§ **TASK DESCRIPTION**:
Skip all pictures, then copy the lines from the start of the data through the line with "FIJO', 'PRESUPUESTO', 'REAL', 'POR DEBAJO/POR ENCIMA'];", keeping both ends.

§ **RAW DATA**:
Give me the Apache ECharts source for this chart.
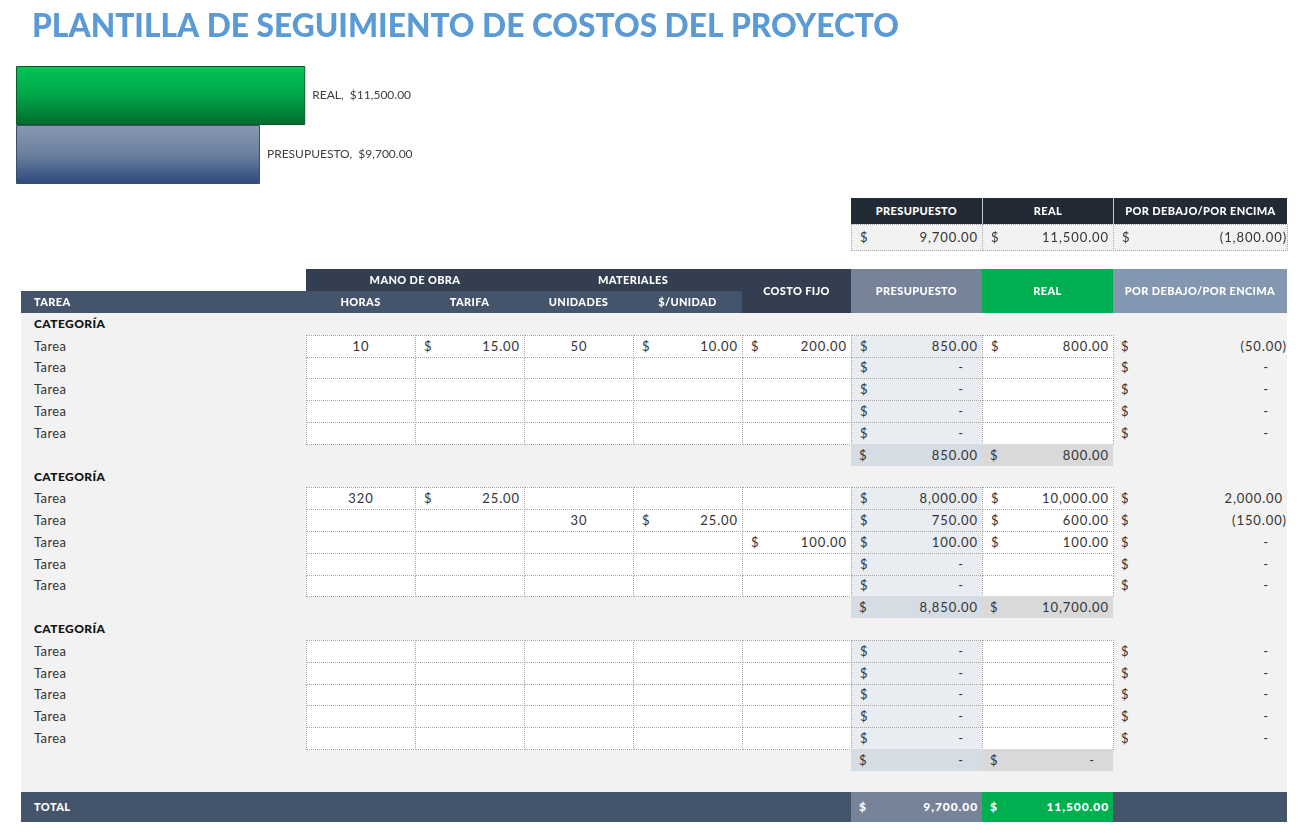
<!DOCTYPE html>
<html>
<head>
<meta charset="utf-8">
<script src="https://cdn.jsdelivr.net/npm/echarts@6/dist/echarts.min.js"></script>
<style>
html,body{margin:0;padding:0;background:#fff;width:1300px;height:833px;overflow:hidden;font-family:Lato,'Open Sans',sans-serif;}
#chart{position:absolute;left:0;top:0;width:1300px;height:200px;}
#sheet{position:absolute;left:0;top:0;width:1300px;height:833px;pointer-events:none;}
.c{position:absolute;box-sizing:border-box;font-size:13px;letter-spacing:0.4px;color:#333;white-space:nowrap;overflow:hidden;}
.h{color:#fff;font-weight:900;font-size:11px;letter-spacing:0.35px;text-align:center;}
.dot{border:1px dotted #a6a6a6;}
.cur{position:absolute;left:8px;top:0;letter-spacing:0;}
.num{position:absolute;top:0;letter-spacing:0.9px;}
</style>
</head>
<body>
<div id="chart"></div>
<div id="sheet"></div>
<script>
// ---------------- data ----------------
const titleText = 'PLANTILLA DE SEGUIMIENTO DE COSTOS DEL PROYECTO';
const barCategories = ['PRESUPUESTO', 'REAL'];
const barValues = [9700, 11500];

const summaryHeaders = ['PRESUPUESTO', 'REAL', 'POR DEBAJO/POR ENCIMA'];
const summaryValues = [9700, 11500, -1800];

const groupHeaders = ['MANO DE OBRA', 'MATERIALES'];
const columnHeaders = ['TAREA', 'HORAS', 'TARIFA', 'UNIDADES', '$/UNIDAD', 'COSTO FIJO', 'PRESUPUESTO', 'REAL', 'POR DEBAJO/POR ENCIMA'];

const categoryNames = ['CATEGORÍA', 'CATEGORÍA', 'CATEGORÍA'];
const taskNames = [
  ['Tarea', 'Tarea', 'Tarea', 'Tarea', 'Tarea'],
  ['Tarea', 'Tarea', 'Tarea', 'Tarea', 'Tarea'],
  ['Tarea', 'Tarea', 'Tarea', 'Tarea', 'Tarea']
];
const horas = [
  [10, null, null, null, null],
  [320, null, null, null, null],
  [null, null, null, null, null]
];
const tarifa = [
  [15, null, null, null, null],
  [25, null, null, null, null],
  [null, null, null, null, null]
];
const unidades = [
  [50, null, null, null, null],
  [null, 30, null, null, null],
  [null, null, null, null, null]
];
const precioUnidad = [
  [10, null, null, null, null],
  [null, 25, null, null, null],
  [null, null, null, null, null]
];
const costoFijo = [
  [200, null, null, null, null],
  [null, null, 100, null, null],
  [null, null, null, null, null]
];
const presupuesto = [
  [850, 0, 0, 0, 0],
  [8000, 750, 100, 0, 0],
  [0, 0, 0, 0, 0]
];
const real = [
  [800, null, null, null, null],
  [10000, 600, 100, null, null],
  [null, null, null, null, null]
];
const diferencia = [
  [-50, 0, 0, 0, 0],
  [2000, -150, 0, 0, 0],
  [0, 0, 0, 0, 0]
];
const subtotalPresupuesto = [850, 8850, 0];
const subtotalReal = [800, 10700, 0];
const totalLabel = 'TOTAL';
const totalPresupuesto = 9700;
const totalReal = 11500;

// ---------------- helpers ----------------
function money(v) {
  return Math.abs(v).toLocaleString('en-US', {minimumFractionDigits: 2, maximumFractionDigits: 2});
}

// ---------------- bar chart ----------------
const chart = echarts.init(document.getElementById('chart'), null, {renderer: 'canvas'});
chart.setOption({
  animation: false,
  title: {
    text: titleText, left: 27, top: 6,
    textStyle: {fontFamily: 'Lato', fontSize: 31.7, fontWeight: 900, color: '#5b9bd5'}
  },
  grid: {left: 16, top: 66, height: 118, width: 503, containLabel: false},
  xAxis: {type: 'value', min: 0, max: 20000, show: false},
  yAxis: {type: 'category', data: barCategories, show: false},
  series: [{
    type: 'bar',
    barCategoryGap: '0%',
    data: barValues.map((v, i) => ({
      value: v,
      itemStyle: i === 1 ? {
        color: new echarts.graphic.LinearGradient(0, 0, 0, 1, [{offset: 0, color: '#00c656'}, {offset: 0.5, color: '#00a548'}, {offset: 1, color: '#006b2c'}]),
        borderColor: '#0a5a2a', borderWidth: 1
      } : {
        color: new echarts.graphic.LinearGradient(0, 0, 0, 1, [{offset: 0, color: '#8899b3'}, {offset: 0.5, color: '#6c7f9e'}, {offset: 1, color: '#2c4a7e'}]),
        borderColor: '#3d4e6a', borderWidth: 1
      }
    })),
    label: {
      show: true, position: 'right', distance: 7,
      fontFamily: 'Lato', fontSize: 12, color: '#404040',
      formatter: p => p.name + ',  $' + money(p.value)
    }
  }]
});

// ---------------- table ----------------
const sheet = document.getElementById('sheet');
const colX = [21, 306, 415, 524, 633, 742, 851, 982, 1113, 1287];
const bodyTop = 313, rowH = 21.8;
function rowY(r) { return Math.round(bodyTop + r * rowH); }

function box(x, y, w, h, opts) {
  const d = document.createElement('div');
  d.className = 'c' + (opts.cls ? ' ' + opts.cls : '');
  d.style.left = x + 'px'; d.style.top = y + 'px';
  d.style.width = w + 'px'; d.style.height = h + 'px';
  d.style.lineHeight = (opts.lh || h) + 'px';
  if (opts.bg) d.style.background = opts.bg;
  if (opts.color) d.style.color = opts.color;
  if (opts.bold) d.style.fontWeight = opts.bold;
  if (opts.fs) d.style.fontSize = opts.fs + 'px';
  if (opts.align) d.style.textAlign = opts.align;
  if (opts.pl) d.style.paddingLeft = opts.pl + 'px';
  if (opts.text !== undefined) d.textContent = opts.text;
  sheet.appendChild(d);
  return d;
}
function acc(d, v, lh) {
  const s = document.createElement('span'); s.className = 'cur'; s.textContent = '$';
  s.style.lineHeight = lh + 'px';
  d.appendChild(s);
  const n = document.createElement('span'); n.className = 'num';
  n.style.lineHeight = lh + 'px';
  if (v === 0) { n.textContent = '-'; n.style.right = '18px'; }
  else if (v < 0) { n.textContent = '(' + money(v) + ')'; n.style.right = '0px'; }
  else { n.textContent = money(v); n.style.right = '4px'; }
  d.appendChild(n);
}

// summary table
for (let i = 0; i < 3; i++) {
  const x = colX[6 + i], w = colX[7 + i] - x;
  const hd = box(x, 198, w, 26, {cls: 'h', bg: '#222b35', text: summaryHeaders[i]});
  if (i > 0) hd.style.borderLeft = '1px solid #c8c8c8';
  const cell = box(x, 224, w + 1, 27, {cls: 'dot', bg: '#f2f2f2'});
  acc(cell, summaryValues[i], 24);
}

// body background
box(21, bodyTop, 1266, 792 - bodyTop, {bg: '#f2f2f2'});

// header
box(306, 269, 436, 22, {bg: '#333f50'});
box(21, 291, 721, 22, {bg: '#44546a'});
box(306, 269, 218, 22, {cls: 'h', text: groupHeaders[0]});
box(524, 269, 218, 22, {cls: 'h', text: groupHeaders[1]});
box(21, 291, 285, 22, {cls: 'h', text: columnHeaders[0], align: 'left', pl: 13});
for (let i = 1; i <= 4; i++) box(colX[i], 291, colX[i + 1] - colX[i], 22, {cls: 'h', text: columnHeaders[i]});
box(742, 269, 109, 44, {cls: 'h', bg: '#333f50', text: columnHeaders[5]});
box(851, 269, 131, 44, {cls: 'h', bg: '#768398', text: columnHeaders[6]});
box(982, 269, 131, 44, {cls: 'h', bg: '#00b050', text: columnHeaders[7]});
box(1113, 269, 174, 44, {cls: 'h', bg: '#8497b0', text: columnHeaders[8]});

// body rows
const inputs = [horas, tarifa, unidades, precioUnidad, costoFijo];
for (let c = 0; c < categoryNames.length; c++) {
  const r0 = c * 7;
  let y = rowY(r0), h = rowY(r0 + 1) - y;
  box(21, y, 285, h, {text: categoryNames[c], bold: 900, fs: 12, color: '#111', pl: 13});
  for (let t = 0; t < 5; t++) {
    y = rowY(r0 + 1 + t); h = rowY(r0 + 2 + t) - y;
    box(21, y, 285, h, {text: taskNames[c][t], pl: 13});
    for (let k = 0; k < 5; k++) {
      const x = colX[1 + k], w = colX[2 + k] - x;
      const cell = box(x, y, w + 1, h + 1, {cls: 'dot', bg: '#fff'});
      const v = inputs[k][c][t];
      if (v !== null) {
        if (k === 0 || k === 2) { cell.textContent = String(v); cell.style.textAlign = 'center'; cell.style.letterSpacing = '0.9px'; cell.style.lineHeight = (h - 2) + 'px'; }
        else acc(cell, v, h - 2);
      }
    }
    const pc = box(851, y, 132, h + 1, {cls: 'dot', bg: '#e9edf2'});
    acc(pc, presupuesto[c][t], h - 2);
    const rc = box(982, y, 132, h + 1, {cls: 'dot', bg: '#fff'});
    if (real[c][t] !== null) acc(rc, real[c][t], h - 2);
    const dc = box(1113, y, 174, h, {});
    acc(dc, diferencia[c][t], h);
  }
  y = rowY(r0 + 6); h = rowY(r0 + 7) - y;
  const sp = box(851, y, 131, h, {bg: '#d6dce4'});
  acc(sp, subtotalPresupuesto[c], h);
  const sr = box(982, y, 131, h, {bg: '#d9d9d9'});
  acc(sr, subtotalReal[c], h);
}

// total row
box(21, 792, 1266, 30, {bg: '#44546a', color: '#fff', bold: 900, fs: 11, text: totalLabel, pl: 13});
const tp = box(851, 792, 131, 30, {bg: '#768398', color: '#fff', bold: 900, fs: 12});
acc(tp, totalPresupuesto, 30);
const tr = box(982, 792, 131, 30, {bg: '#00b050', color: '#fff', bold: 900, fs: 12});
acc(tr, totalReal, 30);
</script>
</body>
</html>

§ **THE RESULT**:
Give me the Apache ECharts source for this chart.
<!DOCTYPE html>
<html>
<head>
<meta charset="utf-8">
<script src="https://cdn.jsdelivr.net/npm/echarts@6/dist/echarts.min.js"></script>
<style>
html,body{margin:0;padding:0;background:#fff;width:1300px;height:833px;overflow:hidden;font-family:Lato,'Open Sans',sans-serif;}
#chart{position:absolute;left:0;top:0;width:1300px;height:200px;}
#sheet{position:absolute;left:0;top:0;width:1300px;height:833px;pointer-events:none;}
.c{position:absolute;box-sizing:border-box;font-size:13px;letter-spacing:0.4px;color:#333;white-space:nowrap;overflow:hidden;}
.h{color:#fff;font-weight:900;font-size:11px;letter-spacing:0.35px;text-align:center;}
.dot{border:1px dotted #a6a6a6;}
.cur{position:absolute;left:8px;top:0;letter-spacing:0;}
.num{position:absolute;top:0;letter-spacing:0.9px;}
</style>
</head>
<body>
<div id="chart"></div>
<div id="sheet"></div>
<script>
// ---------------- data ----------------
const titleText = 'PLANTILLA DE SEGUIMIENTO DE COSTOS DEL PROYECTO';
const barCategories = ['PRESUPUESTO', 'REAL'];
const barValues = [9700, 11500];

const summaryHeaders = ['PRESUPUESTO', 'REAL', 'POR DEBAJO/POR ENCIMA'];
const summaryValues = [9700, 11500, -1800];

const groupHeaders = ['MANO DE OBRA', 'MATERIALES'];
const columnHeaders = ['TAREA', 'HORAS', 'TARIFA', 'UNIDADES', '$/UNIDAD', 'COSTO FIJO', 'PRESUPUESTO', 'REAL', 'POR DEBAJO/POR ENCIMA'];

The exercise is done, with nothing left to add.